→ Saved entries:
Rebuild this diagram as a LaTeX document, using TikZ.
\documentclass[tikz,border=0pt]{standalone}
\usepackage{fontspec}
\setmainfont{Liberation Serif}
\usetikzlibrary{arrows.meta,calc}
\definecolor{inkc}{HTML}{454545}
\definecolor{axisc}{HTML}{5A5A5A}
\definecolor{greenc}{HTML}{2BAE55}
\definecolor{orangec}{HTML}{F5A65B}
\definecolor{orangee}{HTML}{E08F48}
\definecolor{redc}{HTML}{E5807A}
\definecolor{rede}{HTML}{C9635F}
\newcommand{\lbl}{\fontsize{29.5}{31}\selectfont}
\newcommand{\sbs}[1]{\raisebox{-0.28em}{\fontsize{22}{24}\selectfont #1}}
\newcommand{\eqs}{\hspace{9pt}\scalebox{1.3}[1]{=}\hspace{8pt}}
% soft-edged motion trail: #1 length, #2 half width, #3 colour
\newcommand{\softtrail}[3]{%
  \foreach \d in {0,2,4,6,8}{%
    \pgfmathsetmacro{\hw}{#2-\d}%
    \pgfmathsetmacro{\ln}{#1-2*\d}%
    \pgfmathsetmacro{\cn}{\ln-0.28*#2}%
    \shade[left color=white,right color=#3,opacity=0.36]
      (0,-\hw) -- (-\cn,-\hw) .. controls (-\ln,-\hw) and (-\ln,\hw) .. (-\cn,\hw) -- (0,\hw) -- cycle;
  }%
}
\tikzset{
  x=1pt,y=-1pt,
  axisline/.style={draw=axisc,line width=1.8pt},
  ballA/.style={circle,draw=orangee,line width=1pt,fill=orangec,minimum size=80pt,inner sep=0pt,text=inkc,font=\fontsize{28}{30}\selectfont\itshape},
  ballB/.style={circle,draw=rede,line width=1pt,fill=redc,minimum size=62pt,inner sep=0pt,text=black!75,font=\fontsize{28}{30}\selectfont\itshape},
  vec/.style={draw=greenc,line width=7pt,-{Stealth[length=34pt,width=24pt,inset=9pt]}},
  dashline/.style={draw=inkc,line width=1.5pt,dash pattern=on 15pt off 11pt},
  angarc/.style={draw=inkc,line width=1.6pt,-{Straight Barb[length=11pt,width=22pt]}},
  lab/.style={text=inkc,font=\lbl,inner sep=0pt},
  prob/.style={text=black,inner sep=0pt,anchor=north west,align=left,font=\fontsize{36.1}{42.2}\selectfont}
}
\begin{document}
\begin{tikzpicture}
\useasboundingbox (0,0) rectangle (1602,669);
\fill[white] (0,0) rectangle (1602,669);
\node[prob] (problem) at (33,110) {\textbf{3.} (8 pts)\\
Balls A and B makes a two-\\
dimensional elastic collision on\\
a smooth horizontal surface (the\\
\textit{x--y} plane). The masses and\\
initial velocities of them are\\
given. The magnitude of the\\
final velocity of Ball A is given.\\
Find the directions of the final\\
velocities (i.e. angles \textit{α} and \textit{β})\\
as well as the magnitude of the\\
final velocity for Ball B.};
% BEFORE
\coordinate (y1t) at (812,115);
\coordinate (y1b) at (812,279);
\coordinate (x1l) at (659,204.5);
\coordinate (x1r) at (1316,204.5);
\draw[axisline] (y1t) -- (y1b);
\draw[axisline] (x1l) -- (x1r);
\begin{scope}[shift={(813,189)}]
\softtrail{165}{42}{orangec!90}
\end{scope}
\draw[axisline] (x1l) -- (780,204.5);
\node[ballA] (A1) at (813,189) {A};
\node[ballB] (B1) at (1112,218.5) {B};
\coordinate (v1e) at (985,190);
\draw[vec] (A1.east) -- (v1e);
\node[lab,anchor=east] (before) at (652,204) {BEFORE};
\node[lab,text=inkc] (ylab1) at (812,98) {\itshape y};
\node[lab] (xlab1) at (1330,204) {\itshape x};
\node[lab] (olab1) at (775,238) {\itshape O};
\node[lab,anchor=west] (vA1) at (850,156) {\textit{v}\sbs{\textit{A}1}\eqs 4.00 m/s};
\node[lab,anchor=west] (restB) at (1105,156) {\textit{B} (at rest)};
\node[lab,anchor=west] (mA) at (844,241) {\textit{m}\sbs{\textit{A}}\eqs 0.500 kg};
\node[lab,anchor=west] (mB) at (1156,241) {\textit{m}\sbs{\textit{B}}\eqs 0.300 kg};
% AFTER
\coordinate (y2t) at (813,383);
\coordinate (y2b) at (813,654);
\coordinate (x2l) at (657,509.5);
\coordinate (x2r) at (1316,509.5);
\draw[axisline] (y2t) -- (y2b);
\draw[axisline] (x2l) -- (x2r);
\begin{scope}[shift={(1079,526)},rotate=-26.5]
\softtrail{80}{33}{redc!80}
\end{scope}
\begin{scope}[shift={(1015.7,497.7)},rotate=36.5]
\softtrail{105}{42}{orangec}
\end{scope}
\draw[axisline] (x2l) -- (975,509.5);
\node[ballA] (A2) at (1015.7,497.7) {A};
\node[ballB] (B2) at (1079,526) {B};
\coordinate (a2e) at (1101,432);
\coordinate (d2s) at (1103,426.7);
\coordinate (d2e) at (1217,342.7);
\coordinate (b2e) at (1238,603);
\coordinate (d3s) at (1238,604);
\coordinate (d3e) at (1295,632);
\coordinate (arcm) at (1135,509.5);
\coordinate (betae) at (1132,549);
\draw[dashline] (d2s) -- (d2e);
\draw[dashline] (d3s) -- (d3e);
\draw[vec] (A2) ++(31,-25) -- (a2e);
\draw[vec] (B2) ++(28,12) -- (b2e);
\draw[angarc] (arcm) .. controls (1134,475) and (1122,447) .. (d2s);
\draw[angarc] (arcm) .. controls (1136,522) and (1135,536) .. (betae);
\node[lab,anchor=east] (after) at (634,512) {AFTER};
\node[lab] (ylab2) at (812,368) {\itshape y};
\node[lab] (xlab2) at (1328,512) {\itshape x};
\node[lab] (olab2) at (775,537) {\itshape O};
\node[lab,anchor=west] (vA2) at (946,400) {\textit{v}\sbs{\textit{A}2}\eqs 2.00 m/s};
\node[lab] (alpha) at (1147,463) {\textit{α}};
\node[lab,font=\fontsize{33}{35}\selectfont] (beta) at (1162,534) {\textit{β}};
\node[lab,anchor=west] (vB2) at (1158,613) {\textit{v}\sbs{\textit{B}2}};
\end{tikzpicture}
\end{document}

* * *

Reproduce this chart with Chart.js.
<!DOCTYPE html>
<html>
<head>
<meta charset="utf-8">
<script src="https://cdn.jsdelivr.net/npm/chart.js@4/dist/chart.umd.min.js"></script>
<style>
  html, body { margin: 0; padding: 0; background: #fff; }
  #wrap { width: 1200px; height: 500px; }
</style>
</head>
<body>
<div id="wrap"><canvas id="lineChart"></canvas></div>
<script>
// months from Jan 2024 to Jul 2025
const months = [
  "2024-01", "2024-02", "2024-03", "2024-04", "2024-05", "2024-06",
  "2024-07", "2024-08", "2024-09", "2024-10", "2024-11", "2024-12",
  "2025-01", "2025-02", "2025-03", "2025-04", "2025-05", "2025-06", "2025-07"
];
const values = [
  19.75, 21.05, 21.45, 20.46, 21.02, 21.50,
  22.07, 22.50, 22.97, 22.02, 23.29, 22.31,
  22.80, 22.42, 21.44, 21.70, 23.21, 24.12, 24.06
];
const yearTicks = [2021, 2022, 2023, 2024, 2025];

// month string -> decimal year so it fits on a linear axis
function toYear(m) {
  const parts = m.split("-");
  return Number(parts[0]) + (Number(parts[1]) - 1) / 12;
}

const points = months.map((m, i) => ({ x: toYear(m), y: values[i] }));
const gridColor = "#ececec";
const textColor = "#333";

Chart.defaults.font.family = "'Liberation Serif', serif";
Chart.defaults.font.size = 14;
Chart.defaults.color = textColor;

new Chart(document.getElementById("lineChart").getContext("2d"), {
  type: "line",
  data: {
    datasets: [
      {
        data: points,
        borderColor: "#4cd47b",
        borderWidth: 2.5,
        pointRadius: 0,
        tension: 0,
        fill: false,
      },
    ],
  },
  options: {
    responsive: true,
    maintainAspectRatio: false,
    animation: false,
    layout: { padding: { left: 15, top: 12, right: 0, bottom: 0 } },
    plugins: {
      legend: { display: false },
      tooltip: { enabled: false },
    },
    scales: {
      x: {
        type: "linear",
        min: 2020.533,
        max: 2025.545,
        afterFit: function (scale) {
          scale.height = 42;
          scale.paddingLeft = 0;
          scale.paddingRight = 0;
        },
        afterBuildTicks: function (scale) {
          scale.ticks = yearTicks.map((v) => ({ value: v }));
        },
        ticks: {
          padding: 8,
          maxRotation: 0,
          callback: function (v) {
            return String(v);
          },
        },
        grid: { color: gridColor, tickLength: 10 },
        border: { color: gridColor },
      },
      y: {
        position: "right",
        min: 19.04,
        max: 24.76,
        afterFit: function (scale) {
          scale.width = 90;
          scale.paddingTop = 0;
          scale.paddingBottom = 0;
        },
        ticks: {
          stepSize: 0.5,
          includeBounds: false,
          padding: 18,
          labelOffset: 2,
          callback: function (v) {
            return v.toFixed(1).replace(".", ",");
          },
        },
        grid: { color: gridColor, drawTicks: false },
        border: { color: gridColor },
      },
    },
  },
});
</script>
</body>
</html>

→ GIVEN PROBLEM: Exactly and exclusively, reproduce the lines that start at the line containing "Reproduce this chart with Chart.js." and end at the line containing "Chart.defaults.color = textColor;", inclusive of both.

→ FULL RESPONSE:
Reproduce this chart with Chart.js.
<!DOCTYPE html>
<html>
<head>
<meta charset="utf-8">
<script src="https://cdn.jsdelivr.net/npm/chart.js@4/dist/chart.umd.min.js"></script>
<style>
  html, body { margin: 0; padding: 0; background: #fff; }
  #wrap { width: 1200px; height: 500px; }
</style>
</head>
<body>
<div id="wrap"><canvas id="lineChart"></canvas></div>
<script>
// months from Jan 2024 to Jul 2025
const months = [
  "2024-01", "2024-02", "2024-03", "2024-04", "2024-05", "2024-06",
  "2024-07", "2024-08", "2024-09", "2024-10", "2024-11", "2024-12",
  "2025-01", "2025-02", "2025-03", "2025-04", "2025-05", "2025-06", "2025-07"
];
const values = [
  19.75, 21.05, 21.45, 20.46, 21.02, 21.50,
  22.07, 22.50, 22.97, 22.02, 23.29, 22.31,
  22.80, 22.42, 21.44, 21.70, 23.21, 24.12, 24.06
];
const yearTicks = [2021, 2022, 2023, 2024, 2025];

// month string -> decimal year so it fits on a linear axis
function toYear(m) {
  const parts = m.split("-");
  return Number(parts[0]) + (Number(parts[1]) - 1) / 12;
}

const points = months.map((m, i) => ({ x: toYear(m), y: values[i] }));
const gridColor = "#ececec";
const textColor = "#333";

Chart.defaults.font.family = "'Liberation Serif', serif";
Chart.defaults.font.size = 14;
Chart.defaults.color = textColor;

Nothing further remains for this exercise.